# start of Data excerpt

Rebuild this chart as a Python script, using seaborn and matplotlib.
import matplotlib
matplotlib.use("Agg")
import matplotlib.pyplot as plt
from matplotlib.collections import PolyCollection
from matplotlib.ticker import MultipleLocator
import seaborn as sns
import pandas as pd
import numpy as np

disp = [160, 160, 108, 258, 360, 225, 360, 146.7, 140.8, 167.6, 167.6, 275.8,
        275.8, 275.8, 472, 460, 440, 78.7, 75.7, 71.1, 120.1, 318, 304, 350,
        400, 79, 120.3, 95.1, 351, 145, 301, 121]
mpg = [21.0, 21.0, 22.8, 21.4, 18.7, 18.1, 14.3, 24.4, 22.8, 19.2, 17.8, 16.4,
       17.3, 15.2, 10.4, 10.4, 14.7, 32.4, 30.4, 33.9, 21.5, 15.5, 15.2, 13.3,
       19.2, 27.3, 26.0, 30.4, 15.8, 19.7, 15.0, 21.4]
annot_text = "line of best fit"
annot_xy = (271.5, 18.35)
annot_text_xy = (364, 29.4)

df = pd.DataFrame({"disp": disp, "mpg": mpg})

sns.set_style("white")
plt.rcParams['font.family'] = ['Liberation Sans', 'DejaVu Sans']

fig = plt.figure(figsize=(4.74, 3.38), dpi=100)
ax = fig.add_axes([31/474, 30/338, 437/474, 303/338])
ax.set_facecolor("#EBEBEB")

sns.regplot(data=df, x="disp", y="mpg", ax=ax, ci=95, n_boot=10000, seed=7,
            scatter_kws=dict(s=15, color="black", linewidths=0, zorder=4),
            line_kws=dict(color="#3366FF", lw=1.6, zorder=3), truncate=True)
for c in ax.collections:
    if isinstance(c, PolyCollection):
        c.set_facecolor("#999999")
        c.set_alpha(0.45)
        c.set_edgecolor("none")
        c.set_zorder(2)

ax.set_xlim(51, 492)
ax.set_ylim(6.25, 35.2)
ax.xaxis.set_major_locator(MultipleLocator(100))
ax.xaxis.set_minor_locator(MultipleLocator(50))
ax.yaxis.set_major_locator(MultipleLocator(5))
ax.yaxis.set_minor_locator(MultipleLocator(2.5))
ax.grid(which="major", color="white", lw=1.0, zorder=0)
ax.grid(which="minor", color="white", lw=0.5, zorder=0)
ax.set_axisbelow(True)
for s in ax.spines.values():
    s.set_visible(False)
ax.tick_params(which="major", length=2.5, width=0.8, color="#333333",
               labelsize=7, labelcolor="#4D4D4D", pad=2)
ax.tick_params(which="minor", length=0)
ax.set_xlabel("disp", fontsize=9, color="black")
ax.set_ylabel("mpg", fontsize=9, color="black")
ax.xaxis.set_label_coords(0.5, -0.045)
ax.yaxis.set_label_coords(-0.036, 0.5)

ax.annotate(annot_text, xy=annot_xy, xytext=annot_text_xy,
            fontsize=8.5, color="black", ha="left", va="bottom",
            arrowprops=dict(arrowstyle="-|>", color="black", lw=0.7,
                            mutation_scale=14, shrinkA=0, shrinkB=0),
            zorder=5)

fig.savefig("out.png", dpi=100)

# end of Data excerpt

Task requirements: Quote exactly the stretch of lines above that starts at the first one and ends at the line with "annot_text_xy = (364, 29.4)", and nothing beyond it.

Answer to this exercise:
Rebuild this chart as a Python script, using seaborn and matplotlib.
import matplotlib
matplotlib.use("Agg")
import matplotlib.pyplot as plt
from matplotlib.collections import PolyCollection
from matplotlib.ticker import MultipleLocator
import seaborn as sns
import pandas as pd
import numpy as np

disp = [160, 160, 108, 258, 360, 225, 360, 146.7, 140.8, 167.6, 167.6, 275.8,
        275.8, 275.8, 472, 460, 440, 78.7, 75.7, 71.1, 120.1, 318, 304, 350,
        400, 79, 120.3, 95.1, 351, 145, 301, 121]
mpg = [21.0, 21.0, 22.8, 21.4, 18.7, 18.1, 14.3, 24.4, 22.8, 19.2, 17.8, 16.4,
       17.3, 15.2, 10.4, 10.4, 14.7, 32.4, 30.4, 33.9, 21.5, 15.5, 15.2, 13.3,
       19.2, 27.3, 26.0, 30.4, 15.8, 19.7, 15.0, 21.4]
annot_text = "line of best fit"
annot_xy = (271.5, 18.35)
annot_text_xy = (364, 29.4)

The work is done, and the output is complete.